Given exercise
Look through the material below and copy exactly the lines from the line with "What Plotly.js code" to the line with "the Chart.js look", those two lines included.

Extracted records
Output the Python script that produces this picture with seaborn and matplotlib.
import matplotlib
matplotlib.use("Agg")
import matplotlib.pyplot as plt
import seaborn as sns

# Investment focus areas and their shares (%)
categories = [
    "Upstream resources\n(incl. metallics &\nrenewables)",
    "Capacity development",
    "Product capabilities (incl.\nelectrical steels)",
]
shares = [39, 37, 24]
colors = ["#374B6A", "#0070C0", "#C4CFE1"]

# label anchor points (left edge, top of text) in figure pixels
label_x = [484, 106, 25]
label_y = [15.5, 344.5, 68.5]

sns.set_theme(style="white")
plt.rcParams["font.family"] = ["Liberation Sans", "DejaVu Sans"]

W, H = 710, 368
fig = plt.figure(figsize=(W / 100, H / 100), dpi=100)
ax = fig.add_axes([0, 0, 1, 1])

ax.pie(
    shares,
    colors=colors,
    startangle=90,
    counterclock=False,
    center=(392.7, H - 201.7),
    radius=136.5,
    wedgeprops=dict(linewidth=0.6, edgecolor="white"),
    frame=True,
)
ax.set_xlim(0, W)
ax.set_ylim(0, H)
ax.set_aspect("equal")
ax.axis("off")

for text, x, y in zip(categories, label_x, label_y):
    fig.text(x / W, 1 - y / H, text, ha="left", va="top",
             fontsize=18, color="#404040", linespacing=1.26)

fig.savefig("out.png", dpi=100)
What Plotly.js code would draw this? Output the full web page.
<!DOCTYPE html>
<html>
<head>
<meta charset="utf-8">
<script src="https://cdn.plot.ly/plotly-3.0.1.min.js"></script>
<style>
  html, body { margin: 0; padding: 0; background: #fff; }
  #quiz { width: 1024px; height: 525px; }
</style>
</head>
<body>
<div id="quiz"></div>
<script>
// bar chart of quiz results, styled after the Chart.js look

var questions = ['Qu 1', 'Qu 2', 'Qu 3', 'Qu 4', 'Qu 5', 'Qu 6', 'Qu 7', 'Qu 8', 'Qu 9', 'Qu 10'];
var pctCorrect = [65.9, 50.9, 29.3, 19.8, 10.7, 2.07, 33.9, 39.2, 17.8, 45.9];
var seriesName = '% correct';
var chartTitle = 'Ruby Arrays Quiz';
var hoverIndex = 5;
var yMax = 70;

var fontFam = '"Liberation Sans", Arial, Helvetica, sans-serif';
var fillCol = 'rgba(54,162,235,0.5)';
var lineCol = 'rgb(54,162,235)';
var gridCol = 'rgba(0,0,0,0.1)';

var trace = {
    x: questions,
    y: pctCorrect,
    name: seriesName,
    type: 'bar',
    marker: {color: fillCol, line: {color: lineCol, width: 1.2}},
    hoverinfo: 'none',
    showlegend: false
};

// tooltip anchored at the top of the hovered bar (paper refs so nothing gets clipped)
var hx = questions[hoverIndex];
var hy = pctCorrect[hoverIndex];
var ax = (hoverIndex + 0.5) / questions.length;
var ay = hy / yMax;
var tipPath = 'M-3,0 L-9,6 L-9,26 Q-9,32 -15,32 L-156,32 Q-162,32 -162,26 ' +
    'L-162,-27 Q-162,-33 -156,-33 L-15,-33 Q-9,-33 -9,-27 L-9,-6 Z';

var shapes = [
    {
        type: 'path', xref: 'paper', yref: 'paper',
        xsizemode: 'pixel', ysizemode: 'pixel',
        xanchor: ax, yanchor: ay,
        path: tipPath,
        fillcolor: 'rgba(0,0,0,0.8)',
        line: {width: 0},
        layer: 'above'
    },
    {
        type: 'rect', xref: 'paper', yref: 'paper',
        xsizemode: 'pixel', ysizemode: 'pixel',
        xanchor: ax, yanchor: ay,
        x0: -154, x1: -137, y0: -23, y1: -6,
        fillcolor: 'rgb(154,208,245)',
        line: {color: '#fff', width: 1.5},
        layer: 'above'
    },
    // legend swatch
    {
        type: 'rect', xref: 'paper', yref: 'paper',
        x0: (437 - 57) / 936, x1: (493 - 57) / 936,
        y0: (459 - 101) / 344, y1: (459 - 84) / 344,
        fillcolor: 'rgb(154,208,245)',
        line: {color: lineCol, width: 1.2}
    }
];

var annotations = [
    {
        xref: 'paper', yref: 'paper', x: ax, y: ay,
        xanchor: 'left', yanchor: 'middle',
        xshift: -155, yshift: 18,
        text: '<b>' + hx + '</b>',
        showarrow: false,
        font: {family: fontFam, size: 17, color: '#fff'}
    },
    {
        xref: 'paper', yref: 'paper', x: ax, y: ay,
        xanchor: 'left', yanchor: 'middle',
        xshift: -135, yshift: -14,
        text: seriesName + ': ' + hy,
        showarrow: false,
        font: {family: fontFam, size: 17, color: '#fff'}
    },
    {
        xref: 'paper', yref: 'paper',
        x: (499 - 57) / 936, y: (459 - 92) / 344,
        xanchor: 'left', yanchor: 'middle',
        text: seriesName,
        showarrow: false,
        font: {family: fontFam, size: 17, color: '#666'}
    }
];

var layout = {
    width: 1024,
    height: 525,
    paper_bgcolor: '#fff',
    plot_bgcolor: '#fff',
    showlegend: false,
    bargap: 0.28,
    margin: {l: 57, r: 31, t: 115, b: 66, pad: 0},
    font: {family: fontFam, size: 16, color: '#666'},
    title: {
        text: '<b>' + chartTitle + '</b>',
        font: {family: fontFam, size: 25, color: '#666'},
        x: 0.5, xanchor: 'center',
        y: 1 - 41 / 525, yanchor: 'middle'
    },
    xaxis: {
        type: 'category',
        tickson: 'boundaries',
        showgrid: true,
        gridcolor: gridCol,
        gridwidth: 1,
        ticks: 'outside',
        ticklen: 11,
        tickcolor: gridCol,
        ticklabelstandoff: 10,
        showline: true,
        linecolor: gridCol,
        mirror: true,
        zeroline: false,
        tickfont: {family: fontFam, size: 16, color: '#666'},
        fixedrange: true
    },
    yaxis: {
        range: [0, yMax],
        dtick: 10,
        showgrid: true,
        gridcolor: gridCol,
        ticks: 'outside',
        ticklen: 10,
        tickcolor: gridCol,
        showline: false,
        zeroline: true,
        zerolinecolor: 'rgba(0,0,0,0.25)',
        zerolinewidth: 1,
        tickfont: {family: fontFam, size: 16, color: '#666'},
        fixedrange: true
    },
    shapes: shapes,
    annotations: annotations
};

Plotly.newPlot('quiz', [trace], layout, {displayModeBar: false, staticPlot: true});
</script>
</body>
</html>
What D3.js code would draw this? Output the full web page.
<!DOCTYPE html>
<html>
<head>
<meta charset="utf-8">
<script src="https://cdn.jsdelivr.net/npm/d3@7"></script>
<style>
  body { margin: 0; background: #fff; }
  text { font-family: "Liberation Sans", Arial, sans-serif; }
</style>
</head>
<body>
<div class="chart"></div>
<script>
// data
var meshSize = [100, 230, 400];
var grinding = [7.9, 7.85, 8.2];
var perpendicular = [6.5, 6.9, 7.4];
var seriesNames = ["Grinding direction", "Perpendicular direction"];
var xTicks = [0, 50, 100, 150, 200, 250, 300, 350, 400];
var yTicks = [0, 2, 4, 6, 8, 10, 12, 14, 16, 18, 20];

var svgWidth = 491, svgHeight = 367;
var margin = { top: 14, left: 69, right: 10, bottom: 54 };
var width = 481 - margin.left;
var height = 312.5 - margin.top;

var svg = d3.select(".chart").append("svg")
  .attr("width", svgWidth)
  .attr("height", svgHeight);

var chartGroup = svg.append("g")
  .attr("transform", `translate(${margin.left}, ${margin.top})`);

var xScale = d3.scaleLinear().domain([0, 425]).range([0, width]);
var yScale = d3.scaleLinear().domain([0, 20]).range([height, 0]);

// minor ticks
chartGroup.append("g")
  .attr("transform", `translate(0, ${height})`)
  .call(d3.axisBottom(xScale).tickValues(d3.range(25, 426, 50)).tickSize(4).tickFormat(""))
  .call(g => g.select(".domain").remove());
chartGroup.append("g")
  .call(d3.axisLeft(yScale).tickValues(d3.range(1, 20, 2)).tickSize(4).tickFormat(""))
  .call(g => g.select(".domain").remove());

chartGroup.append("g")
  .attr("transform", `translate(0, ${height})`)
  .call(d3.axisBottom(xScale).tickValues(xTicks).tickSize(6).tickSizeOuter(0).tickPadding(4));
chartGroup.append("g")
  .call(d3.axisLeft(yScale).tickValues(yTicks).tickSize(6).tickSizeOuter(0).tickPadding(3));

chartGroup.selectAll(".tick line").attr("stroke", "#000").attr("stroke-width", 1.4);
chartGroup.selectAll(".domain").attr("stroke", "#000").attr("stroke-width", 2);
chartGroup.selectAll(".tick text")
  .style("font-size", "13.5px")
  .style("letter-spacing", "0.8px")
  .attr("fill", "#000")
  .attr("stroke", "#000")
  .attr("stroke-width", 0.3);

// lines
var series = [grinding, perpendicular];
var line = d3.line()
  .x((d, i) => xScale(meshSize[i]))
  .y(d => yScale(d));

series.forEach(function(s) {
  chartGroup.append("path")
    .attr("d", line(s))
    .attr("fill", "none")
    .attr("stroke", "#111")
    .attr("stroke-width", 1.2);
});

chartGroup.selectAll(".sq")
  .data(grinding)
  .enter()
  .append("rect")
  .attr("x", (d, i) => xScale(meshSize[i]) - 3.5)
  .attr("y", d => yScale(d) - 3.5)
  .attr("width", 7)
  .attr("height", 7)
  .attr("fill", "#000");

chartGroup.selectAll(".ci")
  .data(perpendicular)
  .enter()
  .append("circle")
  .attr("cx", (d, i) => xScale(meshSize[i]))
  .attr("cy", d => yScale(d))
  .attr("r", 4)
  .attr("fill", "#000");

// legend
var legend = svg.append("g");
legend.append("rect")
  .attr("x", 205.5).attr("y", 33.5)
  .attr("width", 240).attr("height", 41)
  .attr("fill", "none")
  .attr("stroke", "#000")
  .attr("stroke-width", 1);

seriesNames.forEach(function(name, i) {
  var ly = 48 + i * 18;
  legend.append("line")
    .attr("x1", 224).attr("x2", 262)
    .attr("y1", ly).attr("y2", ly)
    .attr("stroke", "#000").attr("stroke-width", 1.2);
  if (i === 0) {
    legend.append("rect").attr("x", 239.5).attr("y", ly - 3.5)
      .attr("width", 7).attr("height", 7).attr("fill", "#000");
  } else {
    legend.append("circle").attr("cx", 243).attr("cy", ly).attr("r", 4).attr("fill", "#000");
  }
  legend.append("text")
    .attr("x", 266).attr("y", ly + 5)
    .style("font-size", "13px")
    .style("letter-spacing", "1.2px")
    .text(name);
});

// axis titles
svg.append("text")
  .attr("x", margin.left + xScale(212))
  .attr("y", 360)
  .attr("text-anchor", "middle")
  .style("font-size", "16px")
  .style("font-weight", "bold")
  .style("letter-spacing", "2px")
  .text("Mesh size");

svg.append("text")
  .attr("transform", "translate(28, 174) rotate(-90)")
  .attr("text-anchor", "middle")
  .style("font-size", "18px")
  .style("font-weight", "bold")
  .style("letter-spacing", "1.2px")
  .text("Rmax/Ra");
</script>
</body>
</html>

Task response
What Plotly.js code would draw this? Output the full web page.
<!DOCTYPE html>
<html>
<head>
<meta charset="utf-8">
<script src="https://cdn.plot.ly/plotly-3.0.1.min.js"></script>
<style>
  html, body { margin: 0; padding: 0; background: #fff; }
  #quiz { width: 1024px; height: 525px; }
</style>
</head>
<body>
<div id="quiz"></div>
<script>
// bar chart of quiz results, styled after the Chart.js look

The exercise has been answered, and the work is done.